Flickr Photo Download: Alan Greenspan
The writing is a little hypey, but Susan Madrak has a very good point in her piece about Alan Greenspan over at HuffPo.
According to the Randian wet dream, all regulation is a gun held to the head of Noble Businessmen by jackbooted thugs.
(snip)
One episode in the book as described by the Post is telling: When he first heard and read details of the Clinton-Lewinsky encounters, Greenspan writes, “I was incredulous. ‘There is no way these stories could be correct,’ I told my friends. ‘No way.’ ” Later, when it was verified, Greenspan says, “I wondered how the president could take such a risk. It seemed so alien to the Bill Clinton I knew, and made me feel disappointed and sad.”
And see, this is the problem with True Believers. They fall in love with an ideal, much the same way a 15-year-old fantasizes about the perfect life she could have with her favorite rock star.
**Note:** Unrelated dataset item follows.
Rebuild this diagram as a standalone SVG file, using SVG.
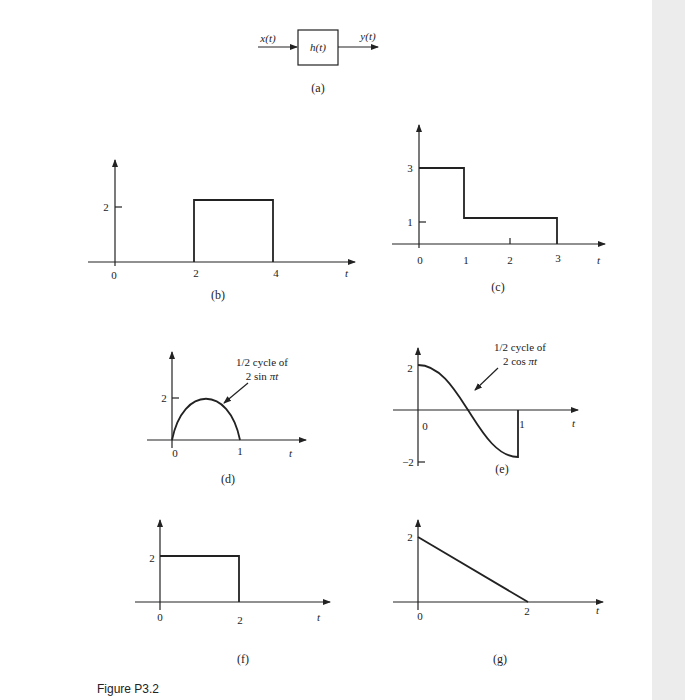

They are extraordinarily naive about the complexities of human nature.
I mean, who would ever believe that thievery would run rampart in a deregulated atmosphere? Who knew? Who could imagine that terrorists would fly planes into buildings, or that invading Iraq to steal their oil wouldn’t be a cakewalk?
Who could know? Not me! It’s not my fault!
Susan Madrak: Greenspan Shrugged – Politics on The Huffington Post
As for Greenspan, he was officially associated with Ayn Rand in 1960s and 70s, but he still had some connections later than that. I saw him at an Objectvist event in the early 1980s – it was either Ayn Rand’s funeral or the first Ford Hall Forum speech that Leonard Peikoff gave after Ayn Rand’s death. I am pretty sure it was the Ford Hall Forum speech, though.
That True Believer part is spot on. I think it’s part of what I find so
personally compelling about the biography of Malcolm X – he went from
criminal to prisoner to celebrity and True Believer but at the end of
his life he’d turned a corner and started to be aware of the
complexities of life, without becoming cynical. That’s a story that you
don’t see very often; human growth and change.